Car leasing provides an attractive alternative to traditional vehicle financing, allowing drivers to operate a new car for a fixed period of time without the long-term commitment of ownership. This arrangement involves predictable monthly payments that cover the vehicle’s depreciation during the term of the agreement, plus interest and taxes. Entering a lease transfers the vehicle’s operating responsibilities to the driver, while the legal title remains with the financing entity. This contractual structure establishes a specific set of obligations for the user that differ significantly from those of an outright buyer. Clarifying the lessee’s role in this transaction is paramount to avoiding unexpected financial penalties when the agreement concludes.
Understanding the Lessee and Lessor
The relationship between the two parties in a lease is defined by their distinct roles concerning the vehicle’s title and use. The lessee is the individual or business entity that pays for the privilege of using the vehicle for the duration specified in the contract. This party is the driver, the operator, and the one responsible for adhering to all contractual terms related to the car’s condition and operation.
The lessor, conversely, is the legal owner of the vehicle throughout the entire lease period. This entity is typically the financial arm of an automotive manufacturer or a large commercial bank. Because the lessor retains ownership, they establish the rules and restrictions designed to protect the vehicle’s residual value, which is its predetermined worth at the end of the lease term. The lessee essentially pays for the anticipated decline in the vehicle’s value, meaning they are using a depreciating asset that belongs to another party. This financial arrangement creates a need for stringent controls over how the vehicle is maintained and operated.
Financial and Upkeep Responsibilities
The most immediate responsibility of the lessee is the timely execution of the monthly payments detailed in the contract. Beyond the recurring payment, the lessee is required to carry comprehensive insurance coverage that meets or exceeds the lessor’s specific mandates. These requirements are consistently more stringent than minimum state liability laws, often demanding liability limits around $100,000 per person and $300,000 per accident, along with collision and comprehensive coverage.
In addition to physical damage coverage, the lessor generally requires the lessee to maintain gap insurance, which protects against the possibility of the car being totaled when the insurance payout is less than the remaining lease balance. Maintenance is another mandatory duty, and the vehicle must be serviced according to the manufacturer’s recommended schedule to preserve its mechanical integrity. The lessee must keep accurate records of all routine services, such as oil changes, tire rotations, and fluid flushes, as proof of proper upkeep may be required upon the return of the vehicle.
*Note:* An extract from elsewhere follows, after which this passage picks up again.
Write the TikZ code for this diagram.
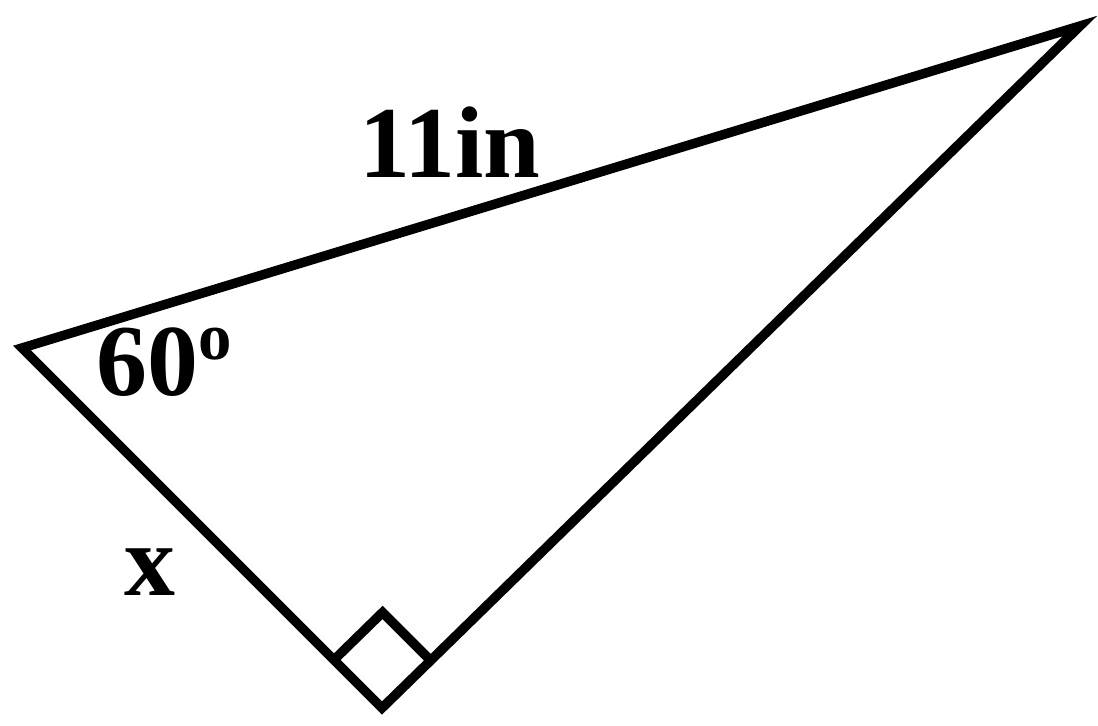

Finally, all costs associated with vehicle registration, parking tickets, and tolls are the sole responsibility of the lessee, as they are the party operating the car on a daily basis.
Restrictions on Vehicle Use
Since the lease payment is calculated based on the vehicle’s anticipated depreciation, strict limitations are placed on the use of the car to preserve its future resale value. A primary constraint is the mileage allowance, which typically ranges from 10,000 to 15,000 miles per year, with 12,000 miles being a common standard for many lease contracts. Exceeding this total mileage limit results in a penalty fee, which is assessed at the end of the term and can range from 10 to 30 cents for every mile driven over the allotted amount.
The lessee is also bound by rules governing the physical condition of the vehicle, which distinguish between normal wear and tear and excessive damage. Normal use includes minor surface blemishes, small paint chips, and slight interior scuffing that naturally occur over time. Excessive wear, however, incurs significant financial penalties because it reduces the car’s market value more severely than anticipated. Examples of excessive damage include deep scratches, large body dents, cracked glass, or interior upholstery damage like burns, tears, or permanent stains. Additionally, worn tires with less than 1/8 inch of tread depth are often classified as excessive wear, requiring the lessee to replace them before the return date.
The lease contract also prohibits major vehicle modifications that would alter the car’s performance or cosmetic appearance permanently. Changes like engine tuning, custom paint jobs, or non-reversible interior alterations violate the agreement because they make the car less appealing to a future buyer. Any repairs that become necessary must be performed using parts and methods that meet the lessor’s quality standards. These restrictions ensure the vehicle can be resold or re-leased effectively once the current term expires.
Navigating the End of the Lease
When the lease term concludes, the lessee is presented with three primary options for resolving the contract. The most common action is returning the vehicle to the lessor, which requires a final inspection to assess for any excess mileage or condition penalties. The second option is purchasing the vehicle outright for the residual value, or buyout price, which was established at the beginning of the lease agreement. The third choice involves leasing or purchasing a new vehicle through the same dealership or financing company.
If the lessee chooses to return the car, they will typically be charged a lease disposition fee to cover the lessor’s costs for cleaning, inspection, and preparing the vehicle for resale. This administrative charge generally ranges from $300 to $500 and must be paid at the time of turn-in. Lessees who opt to purchase the car or sign a new lease agreement with the same entity often have the disposition fee waived. Preparation for the final inspection is paramount, and addressing any potential excessive wear or mileage overage beforehand can mitigate expensive end-of-lease charges.